Judicial Restraint and Legislative Authority
The court exhibited a degree of judicial restraint, asserting that it must respect the legislature's role in determining the necessity and appropriateness of economic regulations. It recognized that the question of whether the Fair Trade Act serves a legitimate public purpose is ultimately a legislative judgment. The court reiterated that its function was to determine the constitutionality of the statute, not to assess the economic policy implications of its provisions. In doing so, it reinforced the principle that legislative bodies are better suited to address complex economic issues and to adapt laws according to market conditions. The court concluded that as long as the legislative intent behind the Fair Trade Act was reasonably debatable and aimed at protecting public welfare, the courts would defer to that judgment. This deference to legislative authority was pivotal in upholding the Fair Trade Act's constitutionality, asserting that such laws play a critical role in maintaining fair competition in the marketplace.

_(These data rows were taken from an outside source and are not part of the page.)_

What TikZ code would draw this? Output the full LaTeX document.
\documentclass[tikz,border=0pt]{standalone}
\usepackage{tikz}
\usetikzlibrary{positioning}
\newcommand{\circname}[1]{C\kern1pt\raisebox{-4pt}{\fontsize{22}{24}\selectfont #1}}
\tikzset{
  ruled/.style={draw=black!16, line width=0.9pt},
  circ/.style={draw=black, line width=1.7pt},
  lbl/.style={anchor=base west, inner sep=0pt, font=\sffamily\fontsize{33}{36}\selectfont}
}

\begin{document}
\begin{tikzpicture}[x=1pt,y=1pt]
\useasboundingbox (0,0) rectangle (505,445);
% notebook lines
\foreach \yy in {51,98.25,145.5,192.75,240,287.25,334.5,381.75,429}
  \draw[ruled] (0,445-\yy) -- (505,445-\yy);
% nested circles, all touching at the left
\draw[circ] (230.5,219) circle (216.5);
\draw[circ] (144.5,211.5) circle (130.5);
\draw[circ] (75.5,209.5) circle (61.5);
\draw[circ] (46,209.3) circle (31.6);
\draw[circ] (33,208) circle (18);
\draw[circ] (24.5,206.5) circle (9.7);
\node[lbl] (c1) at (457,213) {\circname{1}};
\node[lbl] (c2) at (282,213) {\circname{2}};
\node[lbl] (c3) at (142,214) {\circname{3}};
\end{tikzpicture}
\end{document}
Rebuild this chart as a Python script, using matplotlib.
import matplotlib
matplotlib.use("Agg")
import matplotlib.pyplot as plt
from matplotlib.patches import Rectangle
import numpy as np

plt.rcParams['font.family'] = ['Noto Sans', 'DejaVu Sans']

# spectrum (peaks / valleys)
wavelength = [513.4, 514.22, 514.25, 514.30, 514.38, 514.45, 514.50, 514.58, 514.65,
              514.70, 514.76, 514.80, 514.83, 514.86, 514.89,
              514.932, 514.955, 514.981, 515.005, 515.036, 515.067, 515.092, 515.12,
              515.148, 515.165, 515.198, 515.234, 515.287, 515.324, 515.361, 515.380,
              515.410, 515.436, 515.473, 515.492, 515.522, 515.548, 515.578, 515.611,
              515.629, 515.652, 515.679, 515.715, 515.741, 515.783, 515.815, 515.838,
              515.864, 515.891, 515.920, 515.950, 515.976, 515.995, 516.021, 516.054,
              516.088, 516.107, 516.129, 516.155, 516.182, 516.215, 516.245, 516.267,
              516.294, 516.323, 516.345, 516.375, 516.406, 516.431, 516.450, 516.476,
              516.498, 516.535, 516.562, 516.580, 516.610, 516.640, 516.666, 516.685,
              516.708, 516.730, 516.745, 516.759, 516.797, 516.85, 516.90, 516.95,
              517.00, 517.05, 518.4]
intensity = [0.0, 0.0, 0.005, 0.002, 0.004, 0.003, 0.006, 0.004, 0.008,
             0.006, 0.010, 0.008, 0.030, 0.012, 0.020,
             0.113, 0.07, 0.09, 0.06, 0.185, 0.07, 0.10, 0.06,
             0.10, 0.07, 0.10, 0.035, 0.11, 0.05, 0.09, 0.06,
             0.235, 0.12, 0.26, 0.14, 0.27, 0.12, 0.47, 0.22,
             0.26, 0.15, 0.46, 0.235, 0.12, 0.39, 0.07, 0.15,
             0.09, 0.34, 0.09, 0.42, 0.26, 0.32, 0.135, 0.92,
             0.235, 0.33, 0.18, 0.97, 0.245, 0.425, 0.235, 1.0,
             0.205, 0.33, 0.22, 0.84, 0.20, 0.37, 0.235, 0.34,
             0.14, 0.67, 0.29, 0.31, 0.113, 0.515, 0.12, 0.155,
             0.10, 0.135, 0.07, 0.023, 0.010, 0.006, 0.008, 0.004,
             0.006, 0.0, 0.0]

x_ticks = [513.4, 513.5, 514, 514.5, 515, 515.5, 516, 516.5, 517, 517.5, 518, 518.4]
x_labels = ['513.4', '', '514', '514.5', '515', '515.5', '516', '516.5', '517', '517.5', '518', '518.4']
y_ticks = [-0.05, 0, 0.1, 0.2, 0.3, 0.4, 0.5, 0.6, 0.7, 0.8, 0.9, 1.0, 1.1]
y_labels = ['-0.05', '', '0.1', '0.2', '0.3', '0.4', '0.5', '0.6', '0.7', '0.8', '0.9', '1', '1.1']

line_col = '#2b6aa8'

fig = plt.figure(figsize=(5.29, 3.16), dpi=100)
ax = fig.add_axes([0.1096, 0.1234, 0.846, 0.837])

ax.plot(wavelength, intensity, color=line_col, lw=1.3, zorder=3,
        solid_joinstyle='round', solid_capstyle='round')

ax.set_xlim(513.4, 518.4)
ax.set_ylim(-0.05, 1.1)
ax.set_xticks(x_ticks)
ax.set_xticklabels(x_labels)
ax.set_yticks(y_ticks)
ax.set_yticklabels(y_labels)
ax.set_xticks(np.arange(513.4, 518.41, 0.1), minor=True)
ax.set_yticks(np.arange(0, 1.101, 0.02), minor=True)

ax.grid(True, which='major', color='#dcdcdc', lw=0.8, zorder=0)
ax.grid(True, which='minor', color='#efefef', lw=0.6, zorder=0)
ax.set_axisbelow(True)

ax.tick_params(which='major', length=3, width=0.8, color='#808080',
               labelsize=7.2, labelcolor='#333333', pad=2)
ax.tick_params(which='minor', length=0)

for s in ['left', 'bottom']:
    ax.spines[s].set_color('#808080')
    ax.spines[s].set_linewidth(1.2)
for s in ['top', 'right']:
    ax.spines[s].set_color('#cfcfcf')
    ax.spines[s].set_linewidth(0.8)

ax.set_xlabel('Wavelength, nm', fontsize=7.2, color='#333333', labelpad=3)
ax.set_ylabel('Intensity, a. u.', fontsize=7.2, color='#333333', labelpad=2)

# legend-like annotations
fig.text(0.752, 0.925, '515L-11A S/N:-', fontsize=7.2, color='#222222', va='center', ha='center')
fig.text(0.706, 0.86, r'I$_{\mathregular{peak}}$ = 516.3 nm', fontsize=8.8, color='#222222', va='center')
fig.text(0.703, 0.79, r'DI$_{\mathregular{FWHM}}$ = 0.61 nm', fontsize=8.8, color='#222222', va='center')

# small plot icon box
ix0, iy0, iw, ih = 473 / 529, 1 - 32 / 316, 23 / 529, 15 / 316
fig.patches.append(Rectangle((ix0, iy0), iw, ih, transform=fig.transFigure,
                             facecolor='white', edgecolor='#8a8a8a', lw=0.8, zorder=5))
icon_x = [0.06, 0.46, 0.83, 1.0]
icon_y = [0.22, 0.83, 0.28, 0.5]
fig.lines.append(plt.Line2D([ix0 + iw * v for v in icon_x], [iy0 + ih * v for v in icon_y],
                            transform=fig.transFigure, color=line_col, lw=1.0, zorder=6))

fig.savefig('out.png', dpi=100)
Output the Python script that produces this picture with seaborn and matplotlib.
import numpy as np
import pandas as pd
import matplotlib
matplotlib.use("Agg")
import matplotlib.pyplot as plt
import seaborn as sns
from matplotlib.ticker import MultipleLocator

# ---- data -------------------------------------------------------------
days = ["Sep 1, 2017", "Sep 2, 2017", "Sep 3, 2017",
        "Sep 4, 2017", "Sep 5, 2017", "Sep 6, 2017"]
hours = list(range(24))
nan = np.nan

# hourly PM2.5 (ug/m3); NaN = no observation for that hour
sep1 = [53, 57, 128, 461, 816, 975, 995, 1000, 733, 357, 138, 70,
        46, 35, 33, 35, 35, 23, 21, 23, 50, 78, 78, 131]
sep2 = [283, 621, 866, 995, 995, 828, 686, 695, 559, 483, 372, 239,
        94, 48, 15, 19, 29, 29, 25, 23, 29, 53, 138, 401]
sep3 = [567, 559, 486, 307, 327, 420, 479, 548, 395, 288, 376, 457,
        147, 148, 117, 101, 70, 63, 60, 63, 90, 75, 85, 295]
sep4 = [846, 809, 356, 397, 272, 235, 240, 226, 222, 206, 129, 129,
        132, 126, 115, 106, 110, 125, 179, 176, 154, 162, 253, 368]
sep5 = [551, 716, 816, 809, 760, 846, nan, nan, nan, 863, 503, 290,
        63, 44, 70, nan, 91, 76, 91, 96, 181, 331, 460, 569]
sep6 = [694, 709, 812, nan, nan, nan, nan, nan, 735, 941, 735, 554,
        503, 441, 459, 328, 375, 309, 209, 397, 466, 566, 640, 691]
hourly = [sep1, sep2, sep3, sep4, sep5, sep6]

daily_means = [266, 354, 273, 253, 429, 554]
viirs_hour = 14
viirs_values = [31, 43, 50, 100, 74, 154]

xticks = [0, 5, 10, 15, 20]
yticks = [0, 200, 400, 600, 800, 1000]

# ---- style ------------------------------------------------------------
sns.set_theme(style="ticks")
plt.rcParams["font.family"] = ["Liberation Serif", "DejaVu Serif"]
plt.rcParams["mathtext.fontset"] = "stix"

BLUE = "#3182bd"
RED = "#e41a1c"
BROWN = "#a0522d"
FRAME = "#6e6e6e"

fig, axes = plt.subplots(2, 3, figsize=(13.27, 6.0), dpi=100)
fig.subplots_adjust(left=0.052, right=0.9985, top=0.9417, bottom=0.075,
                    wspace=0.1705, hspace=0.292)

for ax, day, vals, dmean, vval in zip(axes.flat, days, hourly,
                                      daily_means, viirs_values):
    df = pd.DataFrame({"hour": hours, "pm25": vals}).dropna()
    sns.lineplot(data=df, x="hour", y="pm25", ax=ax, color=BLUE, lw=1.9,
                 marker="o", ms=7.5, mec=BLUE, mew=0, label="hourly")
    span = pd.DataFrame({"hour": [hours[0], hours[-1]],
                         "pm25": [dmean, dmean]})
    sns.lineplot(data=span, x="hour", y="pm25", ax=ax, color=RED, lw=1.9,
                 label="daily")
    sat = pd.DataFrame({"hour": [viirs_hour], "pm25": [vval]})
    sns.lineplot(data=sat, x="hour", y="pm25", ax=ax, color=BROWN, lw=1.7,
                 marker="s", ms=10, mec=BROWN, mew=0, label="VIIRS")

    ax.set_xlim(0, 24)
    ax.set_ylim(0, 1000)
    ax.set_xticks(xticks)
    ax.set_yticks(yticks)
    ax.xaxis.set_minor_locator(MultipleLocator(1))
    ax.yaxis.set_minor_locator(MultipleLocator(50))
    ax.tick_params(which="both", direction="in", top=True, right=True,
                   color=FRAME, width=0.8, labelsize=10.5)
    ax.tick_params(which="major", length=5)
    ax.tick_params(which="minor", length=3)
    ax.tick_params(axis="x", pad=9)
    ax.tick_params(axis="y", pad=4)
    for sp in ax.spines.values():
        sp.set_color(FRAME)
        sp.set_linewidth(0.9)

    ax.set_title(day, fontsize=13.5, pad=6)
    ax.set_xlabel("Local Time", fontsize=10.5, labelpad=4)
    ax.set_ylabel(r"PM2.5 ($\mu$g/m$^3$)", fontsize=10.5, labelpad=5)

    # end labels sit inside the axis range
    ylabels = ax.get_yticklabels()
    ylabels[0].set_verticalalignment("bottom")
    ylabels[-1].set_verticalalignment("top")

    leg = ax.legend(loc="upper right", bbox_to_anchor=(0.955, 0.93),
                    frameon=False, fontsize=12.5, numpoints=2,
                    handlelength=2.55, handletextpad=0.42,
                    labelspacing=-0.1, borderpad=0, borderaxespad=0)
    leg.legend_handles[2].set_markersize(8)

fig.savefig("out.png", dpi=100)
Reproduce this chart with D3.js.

Conclusion and Affirmation of Judgment
Ultimately, the court affirmed the lower court's ruling, which had granted U.S. Pioneer Electronics Corporation a permanent injunction against Luskin's for violating the Fair Trade Act. The court's decision underscored the continued relevance and constitutionality of the non-signer provision, as it was deemed necessary for protecting manufacturers and ensuring fair competition. The court's reasoning reflected a balance between respecting established legal precedents and acknowledging the need for legislative frameworks that adapt to changing economic conditions. By affirming the judgment, the court upheld the legislative intent behind the Fair Trade Act and reinforced the principle that fair trade laws serve a vital public interest. The ruling confirmed that the non-signer provision does not constitute an unlawful delegation of power, thereby maintaining the integrity of Maryland's Fair Trade Act.